It was love at first sight for Los Angeles–based writer Leslie Longworth when a friend introduced her to a five-acre lot for sale in Pioneertown, a tiny historic community in Southern California. Surrounded by mountains and otherworldly views of Joshua Tree National Park—and with only a dirt road for access—the remote property was the perfect place for a writer’s retreat.
Intent on preserving the pristine environment as much as possible, Leslie turned away from traditional site building and started researching prefabricated housing as a low-impact alternative. She came across the Los Angeles prefab startup Cover, and although the company had yet to complete their first build at the time, "everything clicked" from the moment she spoke to founder Alexis Rivas.
Spurred by her enthusiasm and vision, the startup made a special exception for Leslie—it usually focuses solely on accessory structures in Los Angeles—and designed and built a two-bedroom, two-bath house in the desert two-and-a-half hours away from the city.
"Once Alexis agreed to come to the desert, I felt confident the land would captivate him…and it did," says Leslie. "The Mojave has a magnetism unlike anywhere I’ve ever been, and our land—which we feel wildly blessed to be the stewards of—has its own powerful vibration and magic.
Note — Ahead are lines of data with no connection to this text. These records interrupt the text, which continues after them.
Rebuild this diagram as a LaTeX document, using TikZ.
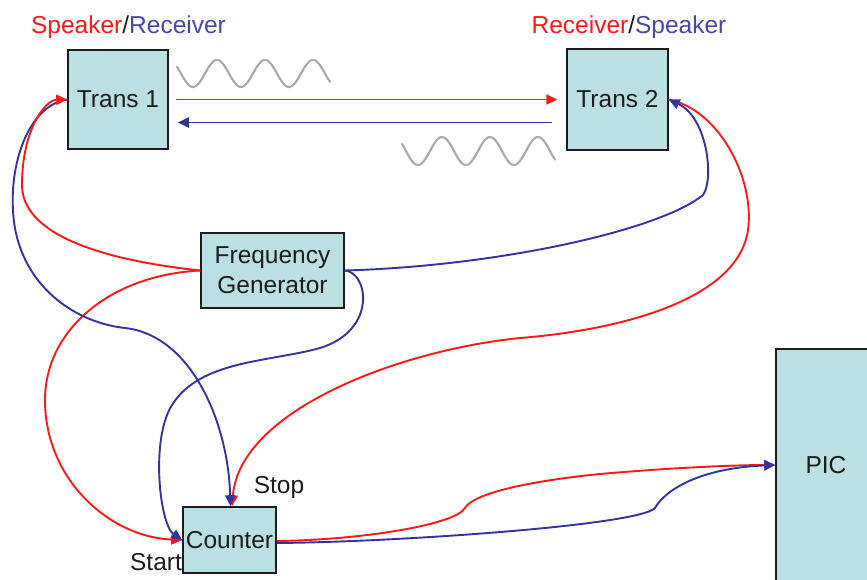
\documentclass[tikz,border=0pt]{standalone}
\usepackage{fontspec}
\setmainfont{Liberation Sans}
\usetikzlibrary{arrows.meta}

\definecolor{boxfill}{RGB}{187,224,227}
\definecolor{sigred}{RGB}{255,24,24}
\definecolor{sigblue}{RGB}{52,52,160}
\definecolor{labblue}{RGB}{72,72,170}
\definecolor{wavegray}{RGB}{172,172,172}
\definecolor{ink}{RGB}{28,28,28}

\tikzset{
  unit/.style={draw=ink, line width=1.5pt, fill=boxfill, inner sep=0pt,
    text=ink, font=\fontsize{24.5}{30}\selectfont, align=center},
  tag/.style={inner sep=0pt, text=ink, font=\fontsize{24.5}{30}\selectfont},
  wire/.style={line width=1.9pt, -{Triangle[length=11pt,width=10pt]}},
  redwire/.style={wire, draw=sigred},
  bluewire/.style={wire, draw=sigblue},
  wave/.style={draw=wavegray, line width=2.2pt, line cap=round, line join=round},
}

\begin{document}
\begin{tikzpicture}[x=1pt,y=-1pt]
\useasboundingbox (0,0) rectangle (867,579);
\fill[white] (0,0) rectangle (867,579);

% blocks
\node[unit, minimum width=100pt, minimum height=99pt] (t1) at (118,99.5) {Trans 1};
\node[unit, minimum width=101pt, minimum height=101pt] (t2) at (617.5,99.5) {Trans 2};
\node[unit, minimum width=143pt, minimum height=75pt] (fg) at (272.5,270.5) {Frequency\\Generator};
\node[unit, minimum width=93pt, minimum height=66pt] (ctr) at (229.5,540) {Counter};
\node[unit, minimum width=100pt, minimum height=232pt] (pic) at (826,465) {PIC};

% role captions
\node[tag] (cap1) at (128.5,27) {{\color{sigred}Speaker}/{\color{labblue}Receiver}};
\node[tag] (cap2) at (629,27) {{\color{sigred}Receiver}/{\color{labblue}Speaker}};
\node[tag] (stoplab) at (279,487) {Stop};
\node[tag] (startlab) at (156,562) {Start};

% sound waves (period 48, so 360/48 = 7.5 degrees per unit)
\draw[wave] plot[domain=177:330, samples=140, smooth] (\x, {73.5-13.5*cos(7.5*(\x-217))});
\draw[wave] plot[domain=402:555, samples=140, smooth] (\x, {151-14*cos(7.5*(\x-442))});

% direct links between the transducers
\draw[redwire] ([xshift=7pt]t1.east) -- ([xshift=-9pt]t2.west);
\draw[bluewire] ([xshift=-14pt,yshift=-23pt]t2.west) -- ([xshift=9pt,yshift=-23pt]t1.east);

% Trans 2 -> Counter (stop), red
\draw[redwire] (t2.east) .. controls (720,110) and (755,180) .. (748,230)
  .. controls (738,300) and (620,330) .. (520,338)
  .. controls (400,350) and (240,410) .. ([xshift=2.5pt]ctr.north);

% Frequency generator -> Counter (start), red
\draw[redwire] (fg.west) .. controls (110,275) and (45,330) .. (45,400)
  .. controls (45,480) and (110,537) .. (ctr.west);

% Counter -> PIC, red
\draw[redwire] ([yshift=-1pt]ctr.east) .. controls (360,540) and (455,525) .. (465,508)
  .. controls (472,495) and (520,482) .. (600,474)
  .. controls (680,467) and (740,465) .. (pic.west);

% Trans 1 -> Counter (stop), blue
\draw[bluewire] (t1.west) .. controls (30,105) and (10,160) .. (13,210)
  .. controls (16,280) and (70,322) .. (125,328)
  .. controls (190,335) and (228,420) .. ([xshift=1pt]ctr.north);

% Frequency generator -> Trans 1, red
\draw[redwire] (fg.west) .. controls (120,262) and (22,240) .. (22,185)
  .. controls (22,130) and (45,100) .. (t1.west);

% Frequency generator -> Counter (start), blue
\draw[bluewire] (fg.east) .. controls (368,272) and (378,330) .. (320,348)
  .. controls (270,362) and (200,360) .. (172,405)
  .. controls (150,440) and (160,525) .. (ctr.west);

% Frequency generator -> Trans 2, blue
\draw[bluewire] (fg.east) .. controls (500,266) and (660,230) .. (703,195)
  .. controls (714,180) and (708,118) .. (t2.east);

% Counter -> PIC, blue
\draw[bluewire] ([yshift=-3pt]ctr.east) .. controls (400,542) and (640,525) .. (655,508)
  .. controls (665,490) and (700,468) .. (pic.west);
\end{tikzpicture}
\end{document}
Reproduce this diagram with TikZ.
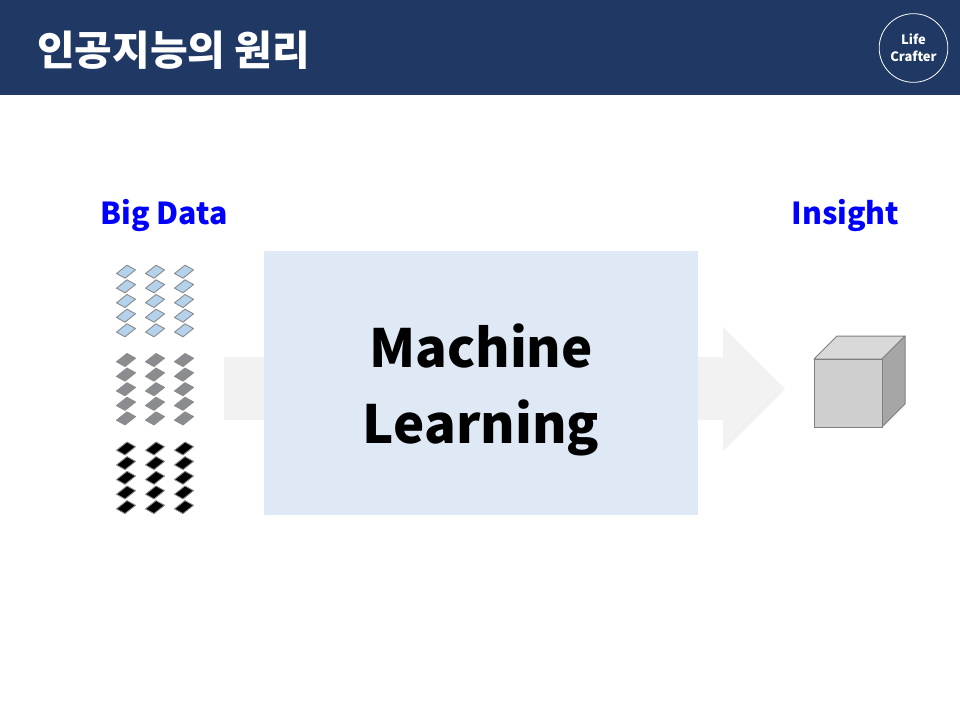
\documentclass[tikz,border=0pt]{standalone}
\usepackage{fontspec}
\setmainfont{Noto Sans CJK KR}
\usetikzlibrary{positioning,calc}
\definecolor{headerblue}{HTML}{1F3864}
\definecolor{boxblue}{HTML}{DEE9F5}
\definecolor{arrowgray}{HTML}{F2F2F2}
\definecolor{chipblue}{HTML}{B4D2EC}
\definecolor{chipgray}{HTML}{8A8C90}
\definecolor{cubeedge}{HTML}{808080}
\begin{document}
\begin{tikzpicture}[
  x=0.75pt, y=-0.75pt,
  title/.style={text=white, font=\fontsize{30.7}{36}\selectfont\bfseries, anchor=west, inner sep=0pt},
  logo/.style={circle, draw=white, line width=0.6pt, text=white, minimum size=51.5pt, inner sep=0pt, align=center, font=\fontsize{9.7}{13}\selectfont\bfseries},
  heading/.style={text=blue, font=\fontsize{22.7}{27}\selectfont\bfseries, inner sep=0pt},
  mlbox/.style={fill=boxblue, minimum width=325.5pt, minimum height=198pt, inner sep=0pt},
  mltext/.style={align=center, inner sep=0pt, font=\fontsize{39.5}{57}\selectfont\bfseries},
  chip/.style={draw=gray!90, line width=0.7pt, line join=round}
]
\useasboundingbox (0,0) rectangle (960,720);
\fill[headerblue] (0,0) rectangle (960,95);
\node[title] (heading) at (37,50.5) {인공지능의 원리};
\node[logo] (crafter) at (913.5,48) {Life\\Crafter};

\node[heading] (bigdata) at (164,216) {Big Data};
\node[heading] (insight) at (845.5,216) {Insight};

% big arrow behind the box
\fill[arrowgray] (224,357) -- (723,357) -- (723,327) -- (785,389) -- (723,451) -- (723,420) -- (224,420) -- cycle;
\node[mlbox] (ml) at (481,383) {};
\node[mltext] (mllabel) at (481,390) {Machine\\Learning};

% data chips
\foreach \x in {126,155,184} {
  \foreach \i in {0,...,4} {
    \draw[chip, fill=chipblue] ($(\x,271.7+14.65*\i)$) +(-9.5,1.8) -- +(1,-6.5) -- +(9.5,-1.8) -- +(-1,6.5) -- cycle;
    \draw[chip, fill=chipgray] ($(\x,360+14.6*\i)$) +(-9.5,1.8) -- +(1,-6.5) -- +(9.5,-1.8) -- +(-1,6.5) -- cycle;
    \draw[chip, fill=black] ($(\x,448.5+14.65*\i)$) +(-9.5,1.8) -- +(1,-6.5) -- +(9.5,-1.8) -- +(-1,6.5) -- cycle;
  }
}

% cube
\draw[cubeedge, line width=0.75pt, line join=round, fill=black!15] (814,359) -- (837,336) -- (905,336) -- (882,359) -- cycle;
\draw[cubeedge, line width=0.75pt, line join=round, fill=black!35] (882,359) -- (905,336) -- (905,404) -- (882,427) -- cycle;
\draw[cubeedge, line width=0.75pt, fill=black!19] (814,359) rectangle (882,427);
\end{tikzpicture}
\end{document}
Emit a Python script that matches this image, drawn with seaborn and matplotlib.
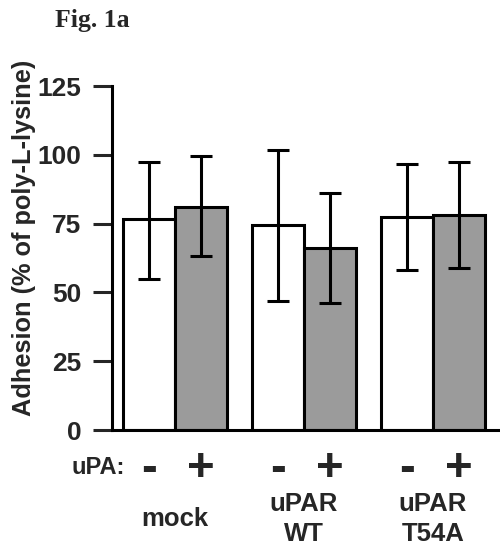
import matplotlib
matplotlib.use("Agg")
import matplotlib.pyplot as plt
import seaborn as sns
import pandas as pd
import numpy as np
from matplotlib.transforms import blended_transform_factory

# ---- data ----
groups = ["mock", "uPAR\nWT", "uPAR\nT54A"]
upa_levels = ["-", "+"]
means_minus = [76.7, 74.5, 77.4]
means_plus = [81.0, 66.1, 78.1]
low_minus = [54.9, 46.9, 58.1]
high_minus = [97.4, 101.7, 96.7]
low_plus = [63.2, 46.1, 58.9]
high_plus = [99.5, 86.1, 97.4]
yticks = [0, 25, 50, 75, 100, 125]

sns.set_style("white")
plt.rcParams["font.family"] = ["Liberation Sans", "DejaVu Sans"]

df = pd.DataFrame({
    "group": groups * 2,
    "uPA": ["-"] * 3 + ["+"] * 3,
    "value": means_minus + means_plus,
    "low": low_minus + low_plus,
    "high": high_minus + high_plus,
})

fig = plt.figure(figsize=(5, 5.47), dpi=100)
ax = fig.add_axes([0.224, 1 - 430 / 547, 1 - 0.224, 344 / 547])

sns.barplot(data=df, x="group", y="value", hue="uPA", order=groups,
            hue_order=upa_levels, palette=["white", "#9b9b9b"],
            edgecolor="black", linewidth=2.2, errorbar=None, width=0.8,
            saturation=1, legend=False, ax=ax)

trans = blended_transform_factory(ax.transData, ax.transAxes)
# error bars at bar centres
for cont, lvl in zip(ax.containers, upa_levels):
    bars = sorted(cont.patches, key=lambda p: p.get_x())
    sub = df[df["uPA"] == lvl].set_index("group").loc[groups]
    xs = [b.get_x() + b.get_width() / 2 for b in bars]
    m = sub["value"].values
    yerr = [m - sub["low"].values, sub["high"].values - m]
    ax.errorbar(xs, m, yerr=yerr, fmt="none", ecolor="black",
                elinewidth=2.2, capsize=8, capthick=2.2, zorder=5)
    for x in xs:
        ax.text(x, -0.148, lvl, transform=trans, ha="center", va="baseline",
                fontsize=34, fontweight="bold")

fig.text(125 / 500, 1 - 474 / 547, "uPA:", ha="right", va="baseline",
         fontsize=17, fontweight="bold")

ax.set_ylim(0, 125)
ax.set_xlim(-0.488, 2.52)
ax.set_yticks(yticks)
ax.set_yticklabels([str(t) for t in yticks], fontsize=19, fontweight="bold")
ax.set_xticks(range(len(groups)))
ax.set_xticklabels(groups, fontsize=18.5, fontweight="bold", va="center",
                   linespacing=1.3)
ax.tick_params(axis="x", length=0, pad=64)
ax.tick_params(axis="y", direction="out", length=14, width=2.2, pad=8,
               left=True)
ax.set_xlabel("")
ax.set_ylabel("Adhesion (% of poly-L-lysine)", fontsize=18.3, fontweight="bold")
ax.yaxis.set_label_coords(-0.196, 0.558)
for s in ["top", "right"]:
    ax.spines[s].set_visible(False)
for s in ["left", "bottom"]:
    ax.spines[s].set_linewidth(2.2)
    ax.spines[s].set_color("black")

fig.text(55 / 500, 1 - 27 / 547, "Fig. 1a", ha="left", va="baseline",
         fontsize=18.5, fontweight="bold", family=["Liberation Serif"])

fig.savefig("out.png", dpi=100)
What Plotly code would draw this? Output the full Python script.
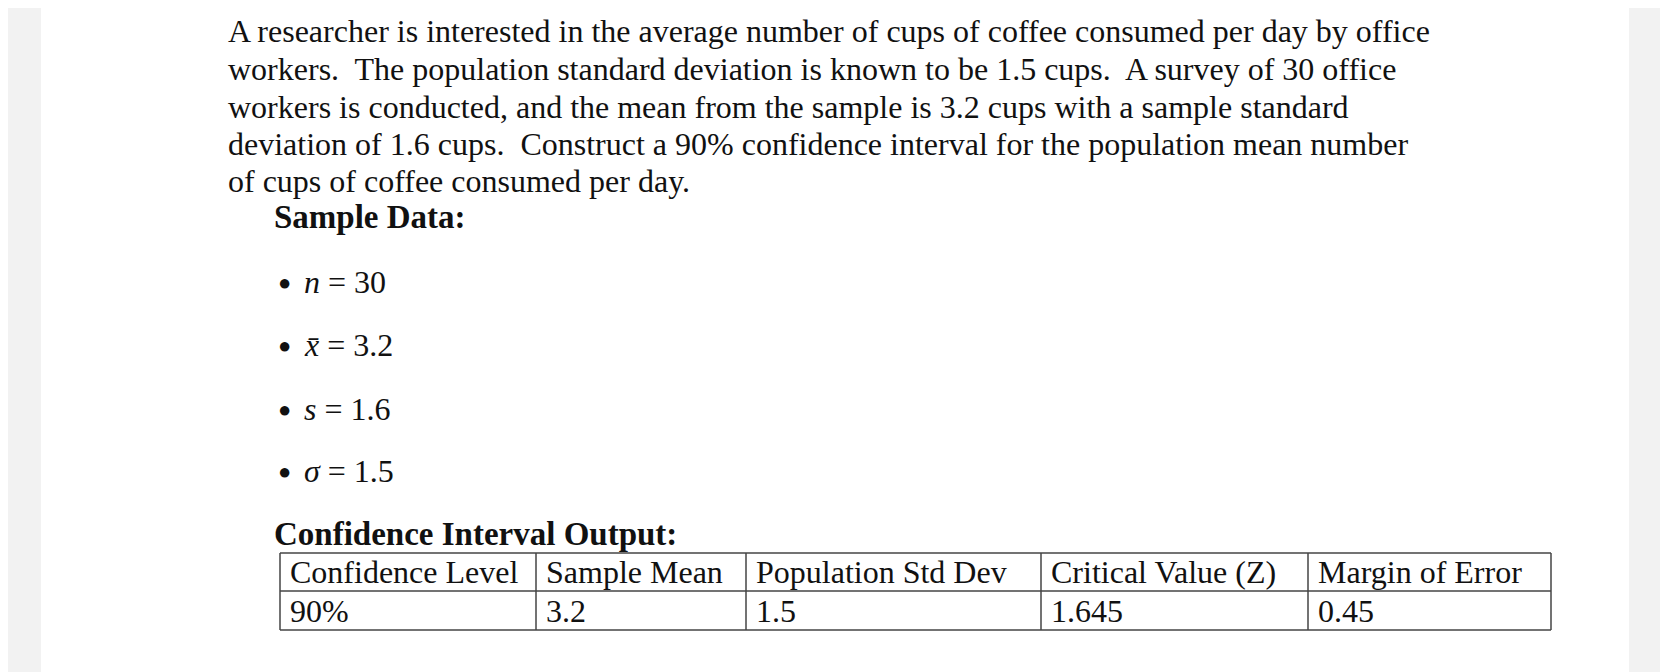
import plotly.graph_objects as go

W, H = 1668, 672
para_lines = [
    "A researcher is interested in the average number of cups of coffee consumed per day by office",
    "workers.  The population standard deviation is known to be 1.5 cups.  A survey of 30 office",
    "workers is conducted, and the mean from the sample is 3.2 cups with a sample standard",
    "deviation of 1.6 cups.  Construct a 90% confidence interval for the population mean number",
    "of cups of coffee consumed per day.",
]
para_y = [23, 61, 99, 136, 173]
bullet_items = ["<i>n</i> = 30", "<i>x̄</i> = 3.2", "<i>s</i> = 1.6", "<i>σ</i> = 1.5"]
bullet_y = [274, 337, 401, 463]
headers = ["Confidence Level", "Sample Mean", "Population Std Dev", "Critical Value (Z)", "Margin of Error"]
values = ["90%", "3.2", "1.5", "1.645", "0.45"]
col_edges = [272, 528, 738, 1033, 1300, 1543]
row_edges = [545, 583, 622]

F = "Liberation Serif"
fig = go.Figure()
ann = []
shapes = [dict(type="rect", xref="x", yref="y", x0=33, x1=1621, y0=-10, y1=H + 10,
               fillcolor="white", line=dict(width=0), layer="below")]

def txt(x, y, s, size=32, bold=False):
    ann.append(dict(x=x, y=y, xref="x", yref="y", text=("<b>%s</b>" % s) if bold else s,
                    showarrow=False, xanchor="left", yanchor="middle",
                    font=dict(family=F, size=size, color="#111")))

for s, y in zip(para_lines, para_y):
    txt(218, y, s)
txt(264, 209, "Sample Data:", size=33, bold=True)
for s, y in zip(bullet_items, bullet_y):
    txt(268, y, "●", size=22)
    txt(294, y, s)
txt(264, 526, "Confidence Interval Output:", size=33, bold=True)
for i in range(5):
    txt(col_edges[i] + 8, (row_edges[0] + row_edges[1]) / 2, headers[i])
    txt(col_edges[i] + 8, (row_edges[1] + row_edges[2]) / 2, values[i])
for x in col_edges:
    shapes.append(dict(type="line", xref="x", yref="y", x0=x, x1=x, y0=row_edges[0], y1=row_edges[-1],
                       line=dict(color="#444", width=1.5)))
for y in row_edges:
    shapes.append(dict(type="line", xref="x", yref="y", x0=col_edges[0], x1=col_edges[-1], y0=y, y1=y,
                       line=dict(color="#444", width=1.5)))

fig.update_layout(width=W, height=H, margin=dict(l=0, r=0, t=0, b=0),
                  paper_bgcolor="#f2f2f2", plot_bgcolor="#f2f2f2",
                  xaxis=dict(range=[0, W], visible=False, fixedrange=True),
                  yaxis=dict(range=[H, 0], visible=False, fixedrange=True),
                  annotations=ann, shapes=shapes, showlegend=False)
fig.write_html("out.html", config={"displayModeBar": False})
I think he said yes in the first five minutes of being there."
The happy partnership also gave Cover the opportunity to prove the capabilities of their fully integrated panelized building system in a standalone primary house—as well as their system’s performance in a harsh desert landscape.
As a provider of turnkey designs, Cover created a completely custom house and took care of the permitting, manufacturing, site work, and installation. The home was delivered complete with fixtures, finishes, Wolf Sub-Zero appliances, and a state-of-the-art radiant heating and cooling system.
The project took about two years to complete, with the majority of the time spent preparing the foundation and utility work—which included connecting the home to the power grid with a new underground service line, drilling a new well for water, and installing a waste management system with a septic tank and leech fields. The manufacture of the panels, which were built in Cover’s factory, and on-site assembly took only six months to complete.
"Designing around the endangered Joshua trees, boulders, and the view was extremely difficult," says Thomas Heyer, lead designer at Cover. "We were able to overcome it through a combination of more rigorous 3D mapping using drone imagery and handheld photos, and by leveraging our panelized building system to modify the design of the home to integrate with the property."
Floor-to-ceiling, low-e windows with automatic integrated shades blur the line between indoors and out and "maximize the potential for awe" of the landscape, per Longworth’s request. In addition to the use of hydronic heating and cooling, the home further reduces its energy footprint with low-e windows, low-flow fixtures, and passive solar orientation that shields the interiors from the harsh desert sun. Longworth plans to add solar panels to her home in the future.
"We are particularly happy with how the floor-to-ceiling windows frame the boulders, especially in the master bathroom," adds Heyer. "The goal of the project was always to use the proximity of the large rocks and elicit a sense of continuity by framing them in the various rooms."